I’ve often wondered what is the draw for fishing? Is it the preparation? Why would someone get up before dawn to don the regalia of a fisherperson with no guarantee that this will result in success, defined as a fish on a hook? Are they there for dinner, and what happens if they don’t catch something today? Will they trod dejectedly to the fish counter at the grocery store and tell the clerk about their failure?
Or will they chalk it up to the joys of the activity, intermittent reinforcement – sometimes you win, sometimes you lose – but what matters is being in the game?
Or, is it just being there? The sheer joy of being in nature, because, after all, what other outdoor activity is sanctioned for its failure in the outcome?
But since I’m squeamish about impaling struggling bait on a hook and even more so about pulling a larger struggling fish off a hook, I realized early on that the pursuit of fishing as a pastime was not in my repertoire of experiences.
A reasonable facsimile to fishing for me is writing. There are many similarities. The solitude, silently waiting for a bite, shutting out the world and learning not to be distracted by the presence of others.
Casting a line with a worm on the end is a lot like putting an idea on the paper. Will something bite or, like many of the errant bait that make their getaway, will my idea lay fallow and demand abandonment, in lieu of another, better idea that takes hold?

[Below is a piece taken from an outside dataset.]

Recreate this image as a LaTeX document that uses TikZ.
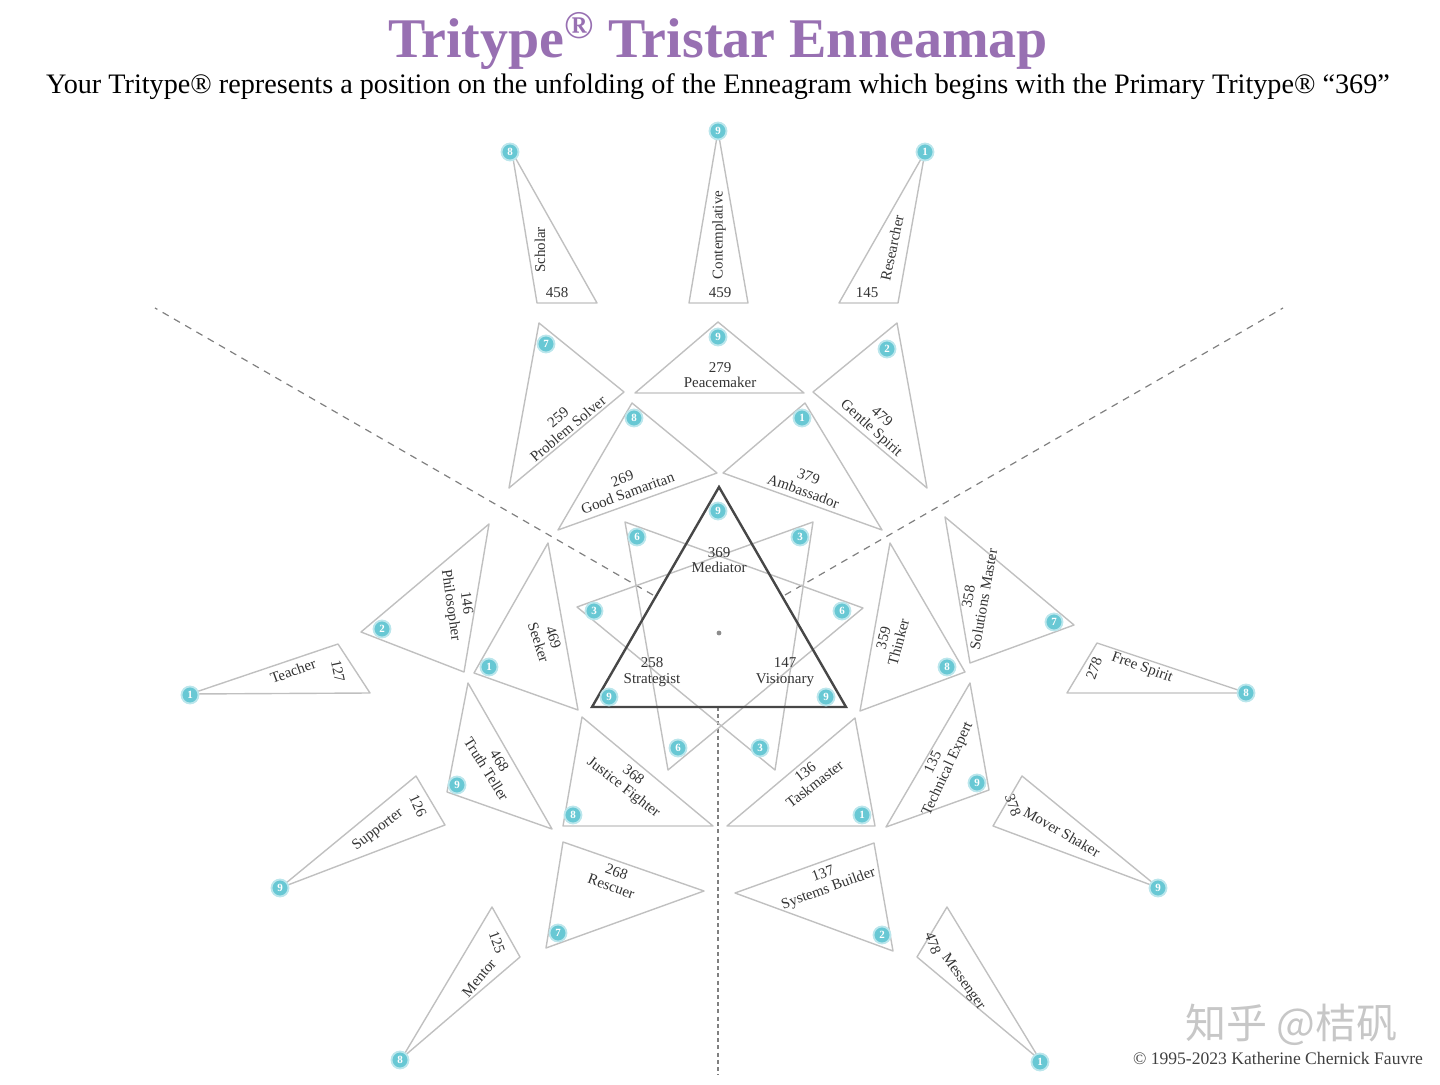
\documentclass[tikz,border=0pt]{standalone}
\usepackage{fontspec}
\setmainfont{Liberation Serif}
\newfontfamily\cjkfont{Noto Sans CJK SC}

\definecolor{enneapurple}{RGB}{152,112,178}
\definecolor{badgecyan}{RGB}{104,200,212}
\definecolor{triline}{RGB}{192,192,192}

\begin{document}
\begin{tikzpicture}[x=0.5pt, y=-0.5pt,
    tri/.style={draw=triline, line width=0.7pt, line join=round},
    core/.style={draw=black!72, line width=1.2pt, line join=miter},
    axis/.style={draw=black!50, line width=0.6pt, dash pattern=on 3.5pt off 3pt},
    badge/.style={circle, fill=badgecyan, draw=badgecyan!45, line width=0.9pt, inner sep=0pt,
                  minimum size=8.5pt, text=white, font=\fontsize{5.5}{5.5}\selectfont\bfseries},
    tname/.style={align=center, inner sep=0pt, text=black!80, font=\fontsize{7.5}{7.8}\selectfont}]
    \useasboundingbox (0,0) rectangle (1440,1085);

    % Heading
    \node [font=\fontsize{28}{30}\selectfont\bfseries, text=enneapurple] (title) at (718,41) {Tritype\textsuperscript{®} Tristar Enneamap};
    \node [font=\fontsize{14.1}{15}\selectfont] (sub) at (718,87) {Your Tritype® represents a position on the unfolding of the Enneagram which begins with the Primary Tritype® “369”};

    % Axes {upper left, upper right, down}
    \coordinate (ctr) at (719,633);
    \coordinate (ul0) at (653,595);  \coordinate (ul1) at (155,308);
    \coordinate (ur0) at (785,595);  \coordinate (ur1) at (1283,308);
    \coordinate (dn0) at (718,707);  \coordinate (dn1) at (718,1075);
    \path [axis] (ul0) -- (ul1);
    \path [axis] (ur0) -- (ur1);
    \path [axis, dash pattern=on 2pt off 1.6pt] (dn0) -- (dn1);

    % Triangles, upper sector
    \draw [tri] (512,152) -- (537,303) -- (597,303) -- cycle;   % 458
    \draw [tri] (718,131) -- (689,303) -- (748,303) -- cycle;   % 459
    \draw [tri] (925,152) -- (839,303) -- (898,303) -- cycle;   % 145
    \draw [tri] (539,323) -- (624,392) -- (509,488) -- cycle;   % 259
    \draw [tri] (718,322) -- (635,393) -- (804,393) -- cycle;   % 279
    \draw [tri] (897,323) -- (813,392) -- (927,488) -- cycle;   % 479
    \draw [tri] (632,403) -- (717,473) -- (558,530) -- cycle;   % 269
    \draw [tri] (805,403) -- (723,473) -- (882,530) -- cycle;   % 379

    % Triangles, lower left sector
    \draw [tri] (190,694) -- (338,644) -- (370,693) -- cycle;   % 127
    \draw [tri] (361,632) -- (489,524) -- (464,672) -- cycle;   % 146
    \draw [tri] (548,543) -- (474,673) -- (578,710) -- cycle;   % 469
    \draw [tri] (468,683) -- (447,792) -- (552,829) -- cycle;   % 468
    \draw [tri] (582,717) -- (563,826) -- (713,826) -- cycle;   % 368
    \draw [tri] (280,888) -- (416,776) -- (445,825) -- cycle;   % 126
    \draw [tri] (563,842) -- (704,891) -- (546,948) -- cycle;   % 268
    \draw [tri] (402,1058) -- (492,907) -- (520,957) -- cycle;  % 125

    % Triangles, lower right sector
    \draw [tri] (945,517) -- (1074,625) -- (970,663) -- cycle;  % 358
    \draw [tri] (890,543) -- (965,672) -- (860,711) -- cycle;   % 359
    \draw [tri] (1097,643) -- (1067,693) -- (1247,693) -- cycle;% 278
    \draw [tri] (970,683) -- (989,790) -- (886,827) -- cycle;   % 135
    \draw [tri] (855,718) -- (875,826) -- (727,826) -- cycle;   % 136
    \draw [tri] (874,843) -- (893,951) -- (735,893) -- cycle;   % 137
    \draw [tri] (1022,776) -- (993,826) -- (1159,888) -- cycle; % 378
    \draw [tri] (947,907) -- (917,957) -- (1040,1060) -- cycle; % 478

    % Centre star {258, 147, 369}
    \draw [tri] (625,522) -- (863,608) -- (668,770) -- cycle;
    \draw [tri] (813,522) -- (577,607) -- (775,770) -- cycle;
    \draw [core] (719,487) -- (846,707) -- (592,707) -- cycle;
    \fill [black!45] (ctr) circle (1.2pt);

    % Badges
    \node [badge] (b458) at (510,152)  {8};
    \node [badge] (b459) at (718,131)  {9};
    \node [badge] (b145) at (925,152)  {1};
    \node [badge] (b259) at (546,344)  {7};
    \node [badge] (b279) at (718,337)  {9};
    \node [badge] (b479) at (887,349)  {2};
    \node [badge] (b269) at (634,418)  {8};
    \node [badge] (b379) at (802,418)  {1};
    \node [badge] (b127) at (190,695)  {1};
    \node [badge] (b146) at (382,629)  {2};
    \node [badge] (b469) at (489,667)  {1};
    \node [badge] (b468) at (457,785)  {9};
    \node [badge] (b368) at (573,815)  {8};
    \node [badge] (b126) at (280,888)  {9};
    \node [badge] (b268) at (558,933)  {7};
    \node [badge] (b125) at (400,1060) {8};
    \node [badge] (b358) at (1054,622) {7};
    \node [badge] (b359) at (947,667)  {8};
    \node [badge] (b278) at (1246,693) {8};
    \node [badge] (b135) at (977,783)  {9};
    \node [badge] (b136) at (862,815)  {1};
    \node [badge] (b137) at (882,935)  {2};
    \node [badge] (b378) at (1158,888) {9};
    \node [badge] (b478) at (1040,1062){1};
    \node [badge] (b369a) at (718,511) {9};
    \node [badge] (b369b) at (609,697) {9};
    \node [badge] (b369c) at (826,697) {9};
    \node [badge] (b258a) at (637,537) {6};
    \node [badge] (b258b) at (842,611) {6};
    \node [badge] (b258c) at (678,748) {6};
    \node [badge] (b147a) at (800,537) {3};
    \node [badge] (b147b) at (594,611) {3};
    \node [badge] (b147c) at (760,748) {3};

    % Names, upper sector
    \node [tname, rotate=90]  (n458) at (540,250) {Scholar};
    \node [tname]             (c458) at (557,293) {458};
    \node [tname, rotate=90]  (n459) at (719,235) {Contemplative};
    \node [tname]             (c459) at (720,293) {459};
    \node [tname, rotate=78]  (n145) at (892,248) {Researcher};
    \node [tname]             (c145) at (867,293) {145};
    \node [tname, rotate=40]  (n259) at (563,423) {259\\Problem Solver};
    \node [tname]             (n279) at (720,375) {279\\Peacemaker};
    \node [tname, rotate=-42] (n479) at (876,423) {479\\Gentle Spirit};
    \node [tname, rotate=20]  (n269) at (625,486) {269\\Good Samaritan};
    \node [tname, rotate=-20] (n379) at (806,484) {379\\Ambassador};

    % Names, centre
    \node [tname] (n369) at (719,560) {369\\Mediator};
    \node [tname] (n258) at (652,672) {258\\Strategist};
    \node [tname] (n147) at (785,672) {147\\Visionary};

    % Names, lower left sector
    \node [tname, rotate=20]  (n127) at (293,671) {Teacher};
    \node [tname, rotate=-78] (c127) at (338,671) {127};
    \node [tname, rotate=-82] (n146) at (458,604) {146\\Philosopher};
    \node [tname, rotate=-72] (n469) at (546,640) {469\\Seeker};
    \node [tname, rotate=-58] (n468) at (493,765) {468\\Truth Teller};
    \node [tname, rotate=-38] (n368) at (628,782) {368\\Justice Fighter};
    \node [tname, rotate=37]  (n126) at (378,830) {Supporter};
    \node [tname, rotate=-65] (c126) at (418,806) {126};
    \node [tname, rotate=-20] (n268) at (614,879) {268\\Rescuer};
    \node [tname, rotate=50]  (n125) at (479,978) {Mentor};
    \node [tname, rotate=-70] (c125) at (497,942) {125};

    % Names, lower right sector
    \node [tname, rotate=80]  (n358) at (976,598)  {358\\Solutions Master};
    \node [tname, rotate=75]  (n359) at (891,640)  {359\\Thinker};
    \node [tname, rotate=-20] (n278) at (1142,668) {Free Spirit};
    \node [tname, rotate=70]  (c278) at (1094,668) {278};
    \node [tname, rotate=65]  (n135) at (941,766)  {135\\Technical Expert};
    \node [tname, rotate=38]  (n136) at (810,778)  {136\\Taskmaster};
    \node [tname, rotate=20]  (n137) at (826,882)  {137\\Systems Builder};
    \node [tname, rotate=-70] (c378) at (1013,805) {378};
    \node [tname, rotate=-30] (n378) at (1062,832) {Mover Shaker};
    \node [tname, rotate=-70] (c478) at (933,943)  {478};
    \node [tname, rotate=-55] (n478) at (963,982)  {Messenger};

    % Footer
    \node [font=\cjkfont\fontsize{20.5}{22}\selectfont, text=black!22] (mark) at (1291,1025) {知乎 @桔矾};
    \node [font=\fontsize{8.8}{10}\selectfont, text=black!75] (copy) at (1278,1058) {© 1995-2023 Katherine Chernick Fauvre};

\end{tikzpicture}
\end{document}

I often ponder the best way to capture it. Computer screen or sheet of paper? Like those who fish, using the right equipment and the right bait can make the difference between grabbing hold of something or coming up empty. I’ve never scientifically explored the notion that one method is better than another, but I am aware that the physical act of holding a pen and placing it to paper often creates a more fulfilling connection between my ideas and the words that result.

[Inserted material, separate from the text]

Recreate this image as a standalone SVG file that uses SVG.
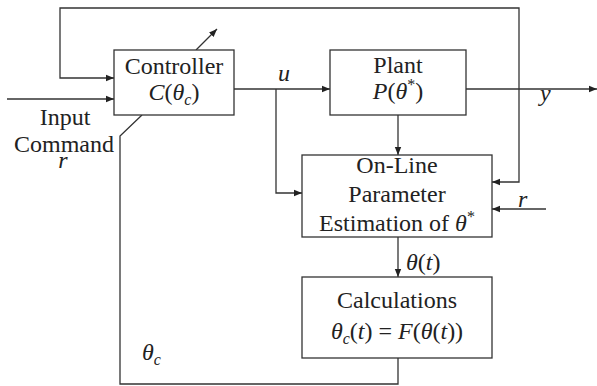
<svg xmlns="http://www.w3.org/2000/svg" width="597" height="386" viewBox="0 0 597 386">
<defs>
<marker id="ah" viewBox="0 0 10 10" refX="10" refY="5" markerWidth="8" markerHeight="8" markerUnits="userSpaceOnUse" orient="auto">
<path d="M0,1 L10,5 L0,9 Z" fill="#222"/>
</marker>
<style>
svg text, svg tspan { font-family: 'Liberation Serif', 'Times New Roman', serif !important; }
</style>
</defs>
<rect width="597" height="386" fill="#fff"/>
<g id="connectors" fill="none" stroke="#333" stroke-width="1.3">
<polyline points="519,89 519,8 60,8 60,78 114,78" marker-end="url(#ah)"/>
<line x1="7" y1="99" x2="114" y2="99" marker-end="url(#ah)"/>
<line x1="196" y1="50" x2="217" y2="29" marker-end="url(#ah)"/>
<line x1="234" y1="89" x2="330" y2="89" marker-end="url(#ah)"/>
<polyline points="276,89 276,193 302,193" marker-end="url(#ah)"/>
<line x1="466" y1="89" x2="597" y2="89" marker-end="url(#ah)"/>
<line x1="398" y1="115" x2="398" y2="155" marker-end="url(#ah)"/>
<polyline points="519,89 519,182 492,182" marker-end="url(#ah)"/>
<line x1="546" y1="209" x2="492" y2="209" marker-end="url(#ah)"/>
<line x1="398" y1="237" x2="398" y2="277" marker-end="url(#ah)"/>
<polyline points="398,358 398,384 120,384 120,136 142,115"/>
</g>
<g font-family="Liberation Serif, serif" font-size="24" fill="#222">
<g id="controller">
<rect x="114" y="50" width="120" height="65" fill="#fff" stroke="#333" stroke-width="1.3"/>
<text text-anchor="middle" x="174" y="74">Controller</text>
<text text-anchor="middle" x="174" y="100"><tspan font-style="italic">C</tspan>(<tspan font-style="italic">θ</tspan><tspan font-style="italic" font-size="16" dy="5">c</tspan><tspan dy="-5">)</tspan></text>
</g>
<g id="plant">
<rect x="330" y="50" width="136" height="65" fill="#fff" stroke="#333" stroke-width="1.3"/>
<text text-anchor="middle" x="398" y="73">Plant</text>
<text text-anchor="middle" x="398" y="99"><tspan font-style="italic">P</tspan>(<tspan font-style="italic">θ</tspan><tspan font-size="16" dy="-9">*</tspan><tspan dy="9">)</tspan></text>
</g>
<g id="estimation">
<rect x="302" y="155" width="190" height="82" fill="#fff" stroke="#333" stroke-width="1.3"/>
<text text-anchor="middle" x="397" y="173">On-Line</text>
<text text-anchor="middle" x="397" y="202">Parameter</text>
<text text-anchor="middle" x="397" y="231">Estimation of <tspan font-style="italic">θ</tspan><tspan font-size="16" dy="-9">*</tspan></text>
</g>
<g id="calculations">
<rect x="302" y="277" width="190" height="81" fill="#fff" stroke="#333" stroke-width="1.3"/>
<text text-anchor="middle" x="397" y="308">Calculations</text>
<text text-anchor="middle" x="397" y="339"><tspan font-style="italic">θ</tspan><tspan font-style="italic" font-size="16" dy="5">c</tspan><tspan dy="-5">(</tspan><tspan font-style="italic">t</tspan>) = <tspan font-style="italic">F</tspan>(<tspan font-style="italic">θ</tspan>(<tspan font-style="italic">t</tspan>))</text>
</g>
<g id="labels">
<text font-style="italic" x="278" y="81">u</text>
<text font-style="italic" x="540" y="101">y</text>
<text font-style="italic" x="518" y="207">r</text>
<text text-anchor="middle" x="65" y="125">Input</text>
<text text-anchor="middle" x="64" y="152">Command</text>
<text font-style="italic" text-anchor="middle" x="63" y="168">r</text>
<text x="406" y="270"><tspan font-style="italic">θ</tspan>(<tspan font-style="italic">t</tspan>)</text>
<text font-style="italic" x="142" y="360">θ<tspan font-size="16" dy="5">c</tspan></text>
</g>
</g>
</svg>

Sometimes the idea will grow into a large squirmy form taking shape on the page as I scribble furiously to catch it before it gets away. Then there are times when the idea remains a small writhing blip on the screen that refuses to be more than its kernel. Yet, no matter the outcome, the sheer act of showing up and permitting myself to be one with my thoughts gives me the satisfaction of having claimed my place in the world that day, whether it was for a minute, an hour or longer.
In that space of time, I the writer and the satisfied fisherperson sitting over there under the shade tree are united. We have owned our moment; any outcome is a bonus.